The Working Culture in a City Surrounded by Culture

 

When I arrived for my first day of work this past Monday, I was extremely nervous to discover what the culture of the company would be like. I had heard so many  people describe the French workplace as extremely formal, hierarchical, etc. So, visions of closed doors, unfriendly faces, and a desk alone in the corner clouded my mind. However, when I called my family that night they immediately asked, “how do you like where you work” and “what is it like?”

My answer? “I love it” and, “google ‘start-up office’.”

It’s true. I absolutely love where I work. My co-workers have been not only helpful, but extremely friendly and welcoming. Addtionally, I feel as though my thoughts and inputs have already been valued, even in my first few days at work. And, to top it off, the culture is down-right open, collaborative, creative, and fun.

However, returning to the actual office layout, as I mentioned to my family, it’s a very stereo-typical start-up office. I’m not joking when I say if you google the phrase “start-up office” you’ll get a good idea as to what the space looks like here. Theatre in Paris, the name of the company I work for, shares a building with three or four other startups. The building itself is three stories high and although most of my co-workers work in a cluster of tables on the third floor, you are free to go wherever you like. There’s couches, a ping pong table, a piano, medicine balls, really anything to get the creativity flowing when you need an extra dose of inspiration. All of these elements really contribute to the organization’s open, relaxed, and collaborative environment.

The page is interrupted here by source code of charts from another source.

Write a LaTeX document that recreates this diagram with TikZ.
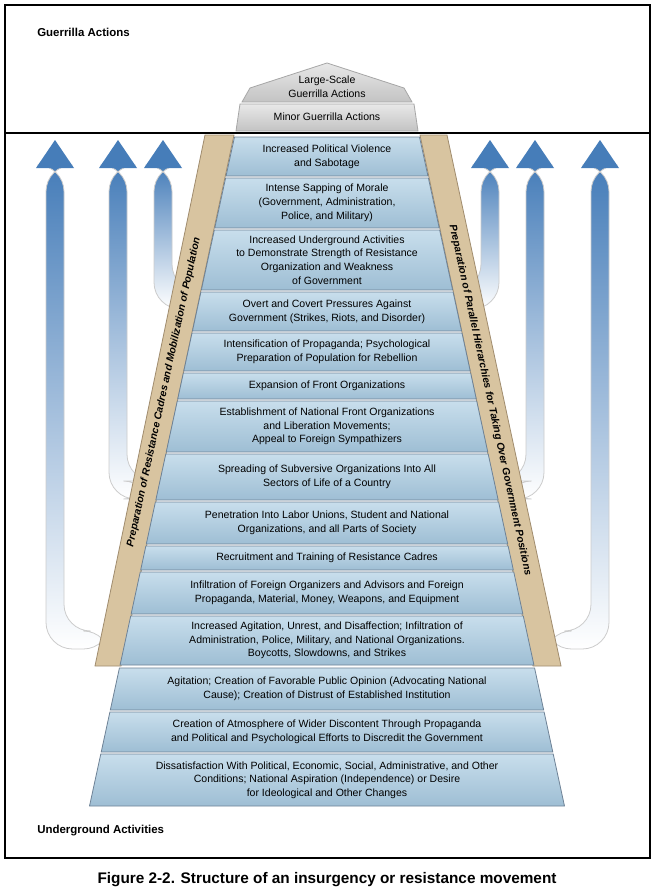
\documentclass[tikz,border=0pt]{standalone}
\usepackage{fontspec}
\setmainfont{Liberation Sans}
\begin{document}
\begin{tikzpicture}[x=0.75pt,y=-0.75pt,
  row/.style={top color=rowtop,bottom color=rowbot,draw=rowedge,line width=0.6pt},
  rowtext/.style={align=center,font=\fontsize{7.9}{10.3}\selectfont,inner sep=0pt},
  tan/.style={fill=tanc,draw=tanedge,line width=0.6pt},
  capstone/.style={top color=capt,bottom color=capb,draw=gray!70,line width=0.6pt},
  shaft/.style={top color=arrb,bottom color=white,draw=gray!40,line width=0.6pt,rounded corners=20pt},
  head/.style={fill=arrb,draw=none},
  tantext/.style={font=\fontsize{7.7}{9}\selectfont\bfseries\itshape,inner sep=0pt}]
\definecolor{rowtop}{RGB}{200,222,236}
\definecolor{rowbot}{RGB}{158,190,212}
\definecolor{rowedge}{RGB}{110,130,150}
\definecolor{tanc}{RGB}{216,196,160}
\definecolor{tanedge}{RGB}{160,140,110}
\definecolor{capt}{RGB}{232,232,232}
\definecolor{capb}{RGB}{195,195,195}
\definecolor{arrb}{RGB}{70,125,185}
\useasboundingbox (0,0) rectangle (653,892);
\fill[white] (0,0) rectangle (653,892);
% arrows
\foreach \cx/\b/\xt/\s in {55/640/110/1, 118/490/150/1, 163/300/200/1, 600/640/545/-1, 535/490/505/-1, 490/300/455/-1}{
  \path[shaft] (\cx-9*\s,165) -- (\cx-9*\s,\b+9) -- (\xt,\b+9) -- (\xt,\b-9) -- (\cx+9*\s,\b-9) -- (\cx+9*\s,165) -- cycle;
  \path[head] (\cx-19,168) -- (\cx,140) -- (\cx+19,168) -- cycle;
}
% tan strips
\path[tan] (205,135) -- (234,135) -- (121,666) -- (95,666) -- cycle;
\path[tan] (420,135) -- (447,135) -- (561,666) -- (533,666) -- cycle;
\node[tantext,rotate=77.8] (lt) at (164,392) {Preparation of Resistance Cadres and Mobilization of Population};
\node[tantext,rotate=-77.8] (rt) at (490,400) {Preparation of Parallel Hierarchies for Taking Over Government Positions};
% cap
\path[capstone] (250,88) -- (327,63) -- (404,88) -- (412,102) -- (242,102) -- cycle;
\node[rowtext] (c1) at (327,87) {Large-Scale\\Guerrilla Actions};
\path[capstone] (240,104) -- (414,104) -- (418,131) -- (236,131) -- cycle;
\node[rowtext] (c2) at (327,117) {Minor Guerrilla Actions};
% rows
\foreach \a/\b/\t [count=\i] in {
 137/176/{Increased Political Violence\\and Sabotage},
 178/228/{Intense Sapping of Morale\\(Government, Administration,\\Police, and Military)},
 230/290/{Increased Underground Activities\\to Demonstrate Strength of Resistance\\Organization and Weakness\\of Government},
 292/331/{Overt and Covert Pressures Against\\Government (Strikes, Riots, and Disorder)},
 333/371/{Intensification of Propaganda; Psychological\\Preparation of Population for Rebellion},
 373/399/{Expansion of Front Organizations},
 401/452/{Establishment of National Front Organizations\\and Liberation Movements;\\Appeal to Foreign Sympathizers},
 454/500/{Spreading of Subversive Organizations Into All\\Sectors of Life of a Country},
 502/544/{Penetration Into Labor Unions, Student and National\\Organizations, and all Parts of Society},
 546/570/{Recruitment and Training of Resistance Cadres},
 572/614/{Infiltration of Foreign Organizers and Advisors and Foreign\\Propaganda, Material, Money, Weapons, and Equipment},
 616/665/{Increased Agitation, Unrest, and Disaffection; Infiltration of\\Administration, Police, Military, and National Organizations.\\Boycotts, Slowdowns, and Strikes},
 668/710/{Agitation; Creation of Favorable Public Opinion (Advocating National\\Cause); Creation of Distrust of Established Institution},
 712/752/{Creation of Atmosphere of Wider Discontent Through Propaganda\\and Political and Psychological Efforts to Discredit the Government},
 754/806/{Dissatisfaction With Political, Economic, Social, Administrative, and Other\\Conditions; National Aspiration (Independence) or Desire\\for Ideological and Other Changes}}{
  \pgfmathsetmacro\wa{92.5+0.2167*(\a-137)}
  \pgfmathsetmacro\wb{92.5+0.2167*(\b-137)}
  \path[row] (327-\wa,\a) -- (327+\wa,\a) -- (327+\wb,\b) -- (327-\wb,\b) -- cycle;
  \node[rowtext] (r\i) at (327,{(\a+\b)/2}) {\t};
}
% frame
\draw[line width=1.6pt] (5,5) rectangle (650,858);
\draw[line width=2.2pt] (5,133) -- (650,133);
\node[anchor=west,font=\fontsize{8.6}{10}\selectfont\bfseries,inner sep=0pt] (ga) at (37,32) {Guerrilla Actions};
\node[anchor=west,font=\fontsize{8.6}{10}\selectfont\bfseries,inner sep=0pt] (ua) at (37,831) {Underground Activities};
\node[font=\fontsize{11.5}{13}\selectfont\bfseries,inner sep=0pt] (fig) at (327,880) {Figure 2-2. Structure of an insurgency or resistance movement};
\end{tikzpicture}
\end{document}
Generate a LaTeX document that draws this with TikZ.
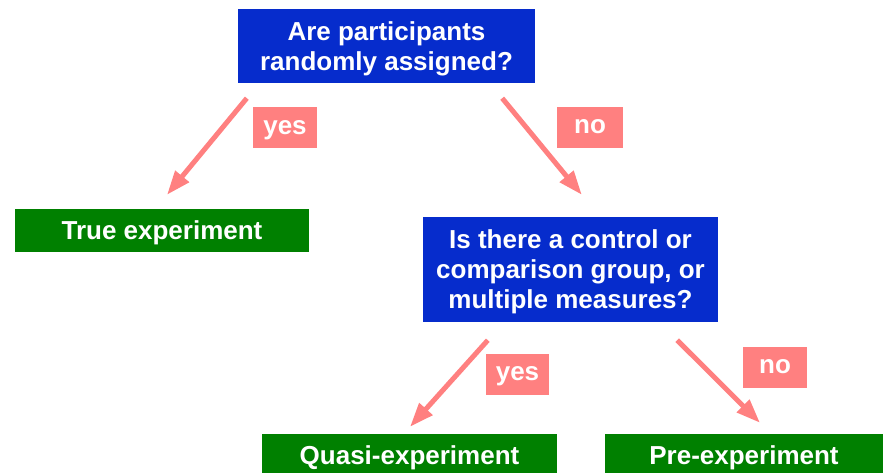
\documentclass[tikz,border=0pt]{standalone}
\usepackage{fontspec}
\setmainfont{Liberation Sans}
\usetikzlibrary{arrows.meta}
\definecolor{qblue}{RGB}{6,44,204}
\definecolor{rgreen}{RGB}{0,128,0}
\definecolor{lpink}{RGB}{255,128,128}
\begin{document}
\begin{tikzpicture}[x=1pt,y=-1pt,
	qbox/.style={fill=qblue,text=white,align=center,inner sep=0pt,text depth=0pt,font=\fontsize{26}{30}\selectfont\bfseries},
	resbox/.style={fill=rgreen,text=white,inner sep=0pt,text height=18.6pt,text depth=0pt,minimum height=43pt,font=\fontsize{26}{30}\selectfont\bfseries},
	lab/.style={fill=lpink,text=white,inner sep=0pt,text height=13.5pt,text depth=0pt,minimum height=41pt,font=\fontsize{26}{30}\selectfont\bfseries},
	arr/.style={draw=lpink,line width=5pt,-{Triangle[length=24pt,width=17pt]}}]
	\clip (0,0) rectangle (886,472);
	\fill[white] (0,0) rectangle (886,472);
	% questions
	\node[qbox,minimum width=297pt,minimum height=74pt] (q1) at (386.5,46) {Are participants\\randomly assigned?};
	\node[qbox,minimum width=295pt,minimum height=105pt] (q2) at (570.5,269.5) {Is there a control or\\comparison group, or\\multiple measures?};
	% outcomes
	\node[resbox,minimum width=294pt] (true) at (162,230.5) {True experiment};
	\node[resbox,minimum width=295pt] (quasi) at (409.5,455.5) {Quasi-experiment};
	\node[resbox,minimum width=278pt] (pre) at (744,455.5) {Pre-experiment};
	% connectors
	\draw[arr] ([xshift=9pt,yshift=-15pt]q1.south west) -- ([xshift=5pt,yshift=14pt]true.north);
	\draw[arr] ([xshift=-33pt,yshift=-15pt]q1.south east) -- ([xshift=159pt,yshift=22pt]q2.north west);
	\draw[arr] ([xshift=65pt,yshift=-18pt]q2.south west) -- ([xshift=0.5pt,yshift=7pt]quasi.north);
	\draw[arr] ([xshift=-41pt,yshift=-18pt]q2.south east) -- ([xshift=16pt,yshift=11pt]pre.north);
	% labels
	\node[lab,minimum width=64pt] (yes1) at (285,127.5) {yes};
	\node[lab,minimum width=66pt] (no1) at (590,127) {no};
	\node[lab,minimum width=63pt] (yes2) at (517.5,374) {yes};
	\node[lab,minimum width=64pt] (no2) at (775,367) {no};
\end{tikzpicture}
\end{document}
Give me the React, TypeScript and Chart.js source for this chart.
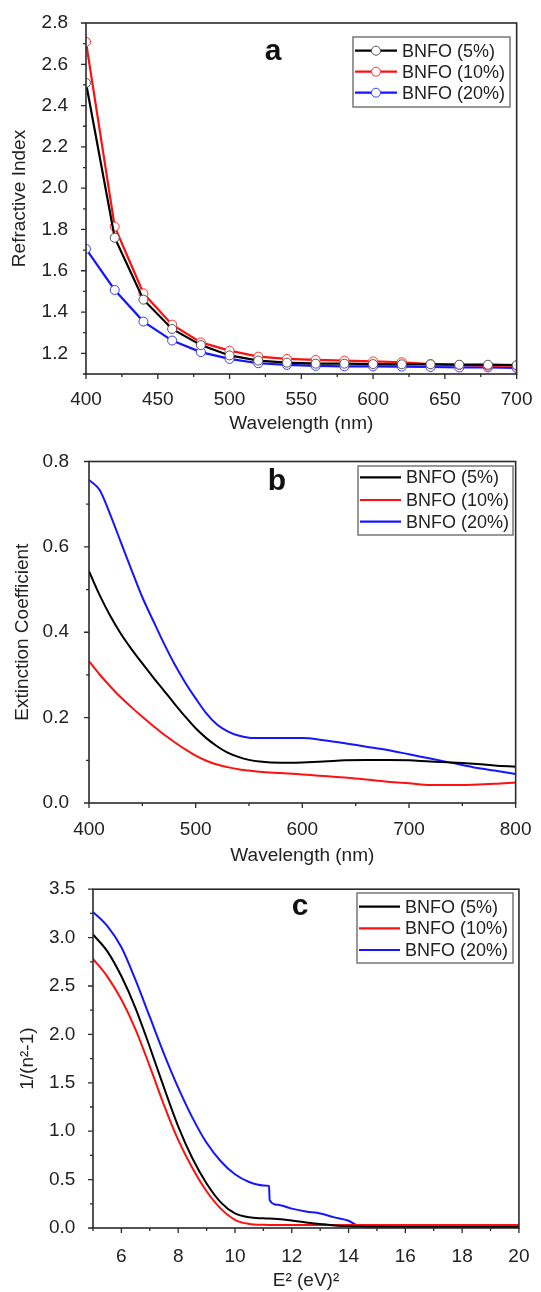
import React, { useEffect, useRef } from 'react';
import { Chart, registerables } from 'chart.js';

Chart.register(...registerables);

const FONT = "'Liberation Sans', Arial, sans-serif";
const TEXT = '#222';
const C_BLACK = '#000000';
const C_RED = '#ff1010';
const C_BLUE = '#1515ff';

// ---------- Panel a: refractive index ----------
const wavelengthA = [400, 420, 440, 460, 480, 500, 520, 540, 560, 580, 600, 620, 640, 660, 680, 700];
const nBNFO5 = [2.51, 1.76, 1.46, 1.318, 1.24, 1.19, 1.165, 1.155, 1.15, 1.15, 1.148, 1.147, 1.147, 1.145, 1.145, 1.143];
const nBNFO10 = [2.708, 1.814, 1.491, 1.339, 1.253, 1.213, 1.184, 1.173, 1.168, 1.165, 1.161, 1.157, 1.148, 1.144, 1.14, 1.14];
const nBNFO20 = [1.706, 1.507, 1.354, 1.262, 1.206, 1.173, 1.152, 1.144, 1.139, 1.137, 1.137, 1.136, 1.134, 1.132, 1.132, 1.129];
const xTicksA = [400, 450, 500, 550, 600, 650, 700];
const yTicksA = [1.2, 1.4, 1.6, 1.8, 2.0, 2.2, 2.4, 2.6, 2.8];

// ---------- Panel b: extinction coefficient ----------
const wavelengthB = [400, 410, 420, 430, 440, 450, 460, 470, 480, 490, 500, 510, 520, 530, 540, 550, 560, 580, 600, 620, 640, 660, 680, 700, 720, 740, 760, 780, 800];
const kBNFO5 = [0.543, 0.487, 0.438, 0.396, 0.36, 0.327, 0.295, 0.264, 0.233, 0.203, 0.175, 0.152, 0.133, 0.118, 0.108, 0.101, 0.097, 0.094, 0.095, 0.097, 0.1, 0.101, 0.101, 0.1, 0.097, 0.095, 0.092, 0.088, 0.085];
const kBNFO10 = [0.332, 0.301, 0.273, 0.247, 0.224, 0.202, 0.181, 0.161, 0.143, 0.126, 0.111, 0.099, 0.09, 0.084, 0.079, 0.076, 0.073, 0.07, 0.067, 0.063, 0.06, 0.055, 0.05, 0.046, 0.042, 0.042, 0.043, 0.045, 0.048];
const kBNFO20 = [0.757, 0.733, 0.675, 0.61, 0.545, 0.482, 0.428, 0.375, 0.326, 0.283, 0.245, 0.21, 0.184, 0.168, 0.158, 0.153, 0.152, 0.152, 0.152, 0.147, 0.14, 0.132, 0.124, 0.114, 0.104, 0.094, 0.084, 0.076, 0.068];
const xTicksB = [400, 500, 600, 700, 800];
const yTicksB = [0.0, 0.2, 0.4, 0.6, 0.8];

// ---------- Panel c: 1/(n^2-1) vs E^2 ----------
const e2BNFO5 = [5, 5.5, 6, 6.5, 7, 7.5, 8, 8.5, 9, 9.5, 10, 10.5, 11, 11.5, 12, 12.5, 13, 13.5, 14, 15, 16, 18, 20];
const invBNFO5 = [3.032, 2.86, 2.6, 2.27, 1.87, 1.45, 1.05, 0.72, 0.46, 0.265, 0.15, 0.11, 0.1, 0.092, 0.077, 0.058, 0.042, 0.027, 0.018, 0.012, 0.01, 0.01, 0.01];
const e2BNFO10 = [5, 5.5, 6, 6.5, 7, 7.5, 8, 8.5, 9, 9.5, 10, 10.5, 11, 12, 14, 16, 18, 20];
const invBNFO10 = [2.781, 2.6, 2.36, 2.05, 1.67, 1.27, 0.91, 0.62, 0.38, 0.2, 0.085, 0.042, 0.033, 0.03, 0.03, 0.03, 0.03, 0.03];
const e2BNFO20 = [5, 5.5, 6, 6.5, 7, 7.5, 8, 8.5, 9, 9.5, 10, 10.5, 11, 11.2, 11.22, 11.5, 12, 12.5, 13, 13.5, 14, 14.3, 15, 16, 18, 20];
const invBNFO20 = [3.266, 3.12, 2.9, 2.56, 2.18, 1.8, 1.45, 1.14, 0.88, 0.69, 0.555, 0.475, 0.44, 0.435, 0.29, 0.24, 0.2, 0.17, 0.15, 0.11, 0.075, 0.03, 0.012, 0.008, 0.008, 0.008];
const xTicksC = [6, 8, 10, 12, 14, 16, 18, 20];
const yTicksC = [0.0, 0.5, 1.0, 1.5, 2.0, 2.5, 3.0, 3.5];

const seriesLabels = ['BNFO (5%)', 'BNFO (10%)', 'BNFO (20%)'];

const pairs = (xs: number[], ys: number[]) => xs.map((x, i) => ({ x, y: ys[i] }));

const framePlugin = {
  id: 'frame',
  afterDraw(chart: any, _args: any, opts: any) {
    const { ctx, chartArea: a, scales } = chart;
    const xs = scales.x;
    const ys = scales.y;
    ctx.save();
    ctx.strokeStyle = '#2a2a2a';
    ctx.lineWidth = 1.6;
    ctx.strokeRect(a.left, a.top, a.right - a.left, a.bottom - a.top);
    ctx.lineWidth = 1.3;
    const majorX = xs.ticks.map((t: any) => t.value);
    const majorY = ys.ticks.map((t: any) => t.value);
    const near = (arr: number[], v: number) => arr.some((m) => Math.abs(m - v) < 1e-6);
    ctx.beginPath();
    majorX.forEach((v: number) => {
      const p = xs.getPixelForValue(v);
      ctx.moveTo(p, a.bottom);
      ctx.lineTo(p, a.bottom + 5);
    });
    majorY.forEach((v: number) => {
      const p = ys.getPixelForValue(v);
      ctx.moveTo(a.left, p);
      ctx.lineTo(a.left - 5, p);
    });
    for (let v = opts.minorX0; v <= xs.max + 1e-6; v += opts.minorX) {
      if (near(majorX, v)) continue;
      const p = xs.getPixelForValue(v);
      ctx.moveTo(p, a.bottom);
      ctx.lineTo(p, a.bottom + 3);
    }
    for (let v = opts.minorY0; v <= ys.max + 1e-6; v += opts.minorY) {
      if (near(majorY, v)) continue;
      const p = ys.getPixelForValue(v);
      ctx.moveTo(a.left, p);
      ctx.lineTo(a.left - 3, p);
    }
    ctx.stroke();

    ctx.fillStyle = '#111';
    ctx.font = `bold 30px ${FONT}`;
    ctx.textAlign = 'center';
    ctx.textBaseline = 'middle';
    ctx.fillText(opts.letter, opts.letterX, opts.letterY);

    const lg = opts.legend;
    ctx.strokeStyle = '#777';
    ctx.lineWidth = 1.5;
    ctx.strokeRect(lg.x, lg.y, lg.w, lg.h);
    ctx.font = `18px ${FONT}`;
    ctx.textAlign = 'left';
    chart.data.datasets.forEach((ds: any, i: number) => {
      const y = lg.rows[i];
      ctx.strokeStyle = ds.borderColor;
      ctx.lineWidth = 2.2;
      ctx.beginPath();
      ctx.moveTo(lg.x0, y);
      ctx.lineTo(lg.x1, y);
      ctx.stroke();
      if (lg.marker) {
        ctx.beginPath();
        ctx.arc((lg.x0 + lg.x1) / 2, y, 4.5, 0, Math.PI * 2);
        ctx.fillStyle = '#fff';
        ctx.fill();
        ctx.lineWidth = 1;
        ctx.strokeStyle = ds.pointBorderColor;
        ctx.stroke();
      }
      ctx.fillStyle = TEXT;
      ctx.fillText(ds.label, lg.textX, y + 1);
    });
    ctx.restore();
  },
};

type PanelCfg = {
  height: number;
  padTop: number;
  padRight: number;
  yWidth: number;
  xHeight: number;
  xMin: number;
  xMax: number;
  yMin: number;
  yMax: number;
  xTicks: number[];
  yTicks: number[];
  yDecimals: number;
  xTitle: string;
  yTitle: string;
  xLabelPad: number;
  yLabelPad: number;
  xTitlePadBottom: number;
  yTitlePadTop: number;
  datasets: any[];
  frame: any;
};

function makeConfig(p: PanelCfg): any {
  const tickFont = { family: FONT, size: 19, lineHeight: 1 };
  const titleFont = { family: FONT, size: 19, lineHeight: 1.2 };
  return {
    type: 'line',
    data: { datasets: p.datasets },
    plugins: [framePlugin],
    options: {
      responsive: false,
      animation: false,
      events: [],
      layout: { padding: { top: p.padTop, right: p.padRight, bottom: 0, left: 0 } },
      plugins: {
        legend: { display: false },
        tooltip: { enabled: false },
        frame: p.frame,
      },
      scales: {
        x: {
          type: 'linear',
          min: p.xMin,
          max: p.xMax,
          afterBuildTicks: (s: any) => {
            s.ticks = p.xTicks.map((v) => ({ value: v }));
          },
          afterFit: (s: any) => {
            s.height = p.xHeight;
          },
          grid: { display: false },
          border: { display: false },
          ticks: {
            font: tickFont,
            color: TEXT,
            padding: p.xLabelPad,
            maxRotation: 0,
            autoSkip: false,
            callback: (v: any) => String(v),
          },
          title: {
            display: true,
            text: p.xTitle,
            font: titleFont,
            color: TEXT,
            padding: { top: 0, bottom: p.xTitlePadBottom },
          },
        },
        y: {
          type: 'linear',
          min: p.yMin,
          max: p.yMax,
          afterBuildTicks: (s: any) => {
            s.ticks = p.yTicks.map((v) => ({ value: v }));
          },
          afterFit: (s: any) => {
            s.width = p.yWidth;
          },
          grid: { display: false },
          border: { display: false },
          ticks: {
            font: tickFont,
            color: TEXT,
            padding: p.yLabelPad,
            autoSkip: false,
            callback: (v: any) => Number(v).toFixed(p.yDecimals),
          },
          title: {
            display: true,
            text: p.yTitle,
            font: titleFont,
            color: TEXT,
            padding: { top: p.yTitlePadTop, bottom: 0 },
          },
        },
      },
    },
  };
}

function lineDs(label: string, data: any[], color: string) {
  return {
    label,
    data,
    borderColor: color,
    backgroundColor: color,
    borderWidth: 2,
    pointRadius: 0,
    fill: false,
    clip: 0,
    cubicInterpolationMode: 'monotone',
  };
}

function markerDs(label: string, data: any[], color: string, markerColor: string) {
  return {
    label,
    data,
    borderColor: color,
    backgroundColor: color,
    borderWidth: 2.2,
    pointRadius: 4.5,
    pointBorderWidth: 1,
    pointBackgroundColor: '#ffffff',
    pointBorderColor: markerColor,
    fill: false,
    clip: 0,
    tension: 0,
  };
}

const panelA: PanelCfg = {
  height: 440,
  padTop: 23,
  padRight: 18,
  yWidth: 86,
  xHeight: 66,
  xMin: 400,
  xMax: 700,
  yMin: 1.1,
  yMax: 2.8,
  xTicks: xTicksA,
  yTicks: yTicksA,
  yDecimals: 1,
  xTitle: 'Wavelength (nm)',
  yTitle: 'Refractive Index',
  xLabelPad: 8.5,
  yLabelPad: 10,
  xTitlePadBottom: 4.6,
  yTitlePadTop: 8,
  datasets: [
    markerDs(seriesLabels[0], pairs(wavelengthA, nBNFO5), C_BLACK, '#555555'),
    markerDs(seriesLabels[1], pairs(wavelengthA, nBNFO10), C_RED, '#ff3030'),
    markerDs(seriesLabels[2], pairs(wavelengthA, nBNFO20), C_BLUE, '#3a3aff'),
  ],
  frame: {
    minorX0: 400,
    minorX: 25,
    minorY0: 1.1,
    minorY: 0.1,
    letter: 'a',
    letterX: 273,
    letterY: 52,
    legend: { x: 353, y: 37, w: 157, h: 70, rows: [50.7, 71.7, 92.7], x0: 355, x1: 397, textX: 402, marker: true },
  },
};

const panelB: PanelCfg = {
  height: 430,
  padTop: 10,
  padRight: 18,
  yWidth: 89,
  xHeight: 67,
  xMin: 400,
  xMax: 800,
  yMin: 0,
  yMax: 0.8,
  xTicks: xTicksB,
  yTicks: yTicksB,
  yDecimals: 1,
  xTitle: 'Wavelength (nm)',
  yTitle: 'Extinction Coefficient',
  xLabelPad: 9.5,
  yLabelPad: 12,
  xTitlePadBottom: 2.6,
  yTitlePadTop: 11.6,
  datasets: [
    lineDs(seriesLabels[0], pairs(wavelengthB, kBNFO5), C_BLACK),
    lineDs(seriesLabels[1], pairs(wavelengthB, kBNFO10), C_RED),
    lineDs(seriesLabels[2], pairs(wavelengthB, kBNFO20), C_BLUE),
  ],
  frame: {
    minorX0: 400,
    minorX: 50,
    minorY0: 0,
    minorY: 0.1,
    letter: 'b',
    letterX: 277,
    letterY: 42,
    legend: { x: 358, y: 26, w: 155, h: 69, rows: [37.3, 60, 81.7], x0: 360, x1: 401, textX: 406, marker: false },
  },
};

const panelC: PanelCfg = {
  height: 422,
  padTop: 11,
  padRight: 11,
  yWidth: 93,
  xHeight: 64,
  xMin: 5,
  xMax: 20,
  yMin: 0,
  yMax: 3.5,
  xTicks: xTicksC,
  yTicks: yTicksC,
  yDecimals: 1,
  xTitle: 'E² (eV)²',
  yTitle: '1/(n²-1)',
  xLabelPad: 11.5,
  yLabelPad: 9.7,
  xTitlePadBottom: 0,
  yTitlePadTop: 16.6,
  datasets: [
    lineDs(seriesLabels[0], pairs(e2BNFO5, invBNFO5), C_BLACK),
    lineDs(seriesLabels[1], pairs(e2BNFO10, invBNFO10), C_RED),
    lineDs(seriesLabels[2], pairs(e2BNFO20, invBNFO20), C_BLUE),
  ],
  frame: {
    minorX0: 5,
    minorX: 1,
    minorY0: 0,
    minorY: 0.25,
    letter: 'c',
    letterX: 300,
    letterY: 37,
    legend: { x: 357, y: 23, w: 156, h: 70, rows: [36.7, 58.3, 80], x0: 359, x1: 400, textX: 405, marker: false },
  },
};

function Panel({ cfg, top }: { cfg: PanelCfg; top: number }) {
  const ref = useRef<HTMLCanvasElement | null>(null);
  useEffect(() => {
    if (!ref.current) return;
    const chart = new Chart(ref.current, makeConfig(cfg));
    return () => chart.destroy();
  }, [cfg]);
  return (
    <canvas
      ref={ref}
      width={541}
      height={cfg.height}
      style={{ position: 'absolute', left: 0, top, width: 541, height: cfg.height, display: 'block' }}
    />
  );
}

export default function App() {
  return (
    <div style={{ position: 'absolute', left: 0, top: 0, width: 541, height: 1292, background: '#fff', overflow: 'hidden' }}>
      <Panel cfg={panelA} top={0} />
      <Panel cfg={panelB} top={440} />
      <Panel cfg={panelC} top={870} />
    </div>
  );
}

However, it’s not just the space that encourages this, it’s the people who work there, too. Deadlines don’t really seem to exist and there’s not an exact time as to when everyone has to be in the office in the morning. The company is also very small, with about ten other employees, a lot who are interns, as well. There is a lot of independency as each person has their own set of responsibilities to accomplish but there is also a sense that we are all on the same “team”, so to speak. Because there’s a multitude of languages and nationalities amongst one another, we must all work together to ensure that no meaning or message is getting lost in translation, whatever the lanuage may be. Each of us are encouraged to help each other achieve the company’s ultimate goal ( that is, making french theatre more accessible to english speakers). This goal is not something that just french or just english speakers can do. It takes the collaboration of both, which is so unique and interesting to me

For example, a few days before I arrived, the “mother-company” of Theatre in Paris (the company in charge of the subtitling software that we use to project the shows in english) released a new website. I was asked to carefully read the website and make sure it made sense and used “proper” English, as it was written by someone who speaks French but knows English fairly well. So, I read through it and made my corrections and suggestions. Then, my boss and I sat down to discuss my proposed changes. We went through suggestion by suggestion and contemplated what to change and what not to change. Sometimes, my boss was surprised that you could word something one way English. Other times, he said that even if what I said made sense in English, we had to change it because it wouldn’t make sense to “French people who think they understand English”, which I thought was quite amusing.

As I’ve just detailed, the culture at my work place is nothing as I imagined it would be. It was very hands-on and I was given responsibility right away. In general, it was a lot more “open” than I thought it would be. Of course, I can’t speak for other French companies and a large part of me has been wondering if my work is only so open and relaxed because it is a start-up. Whatever the case may be, it has been really eye-opening to me as to what exactly an organization’s culture entails and what type of culture I would like to work in someday. Who knows if it’s “typical” for a French company? In just a few weeks, I’ve learned that there is not an abundance of “typical” in The City of Lights.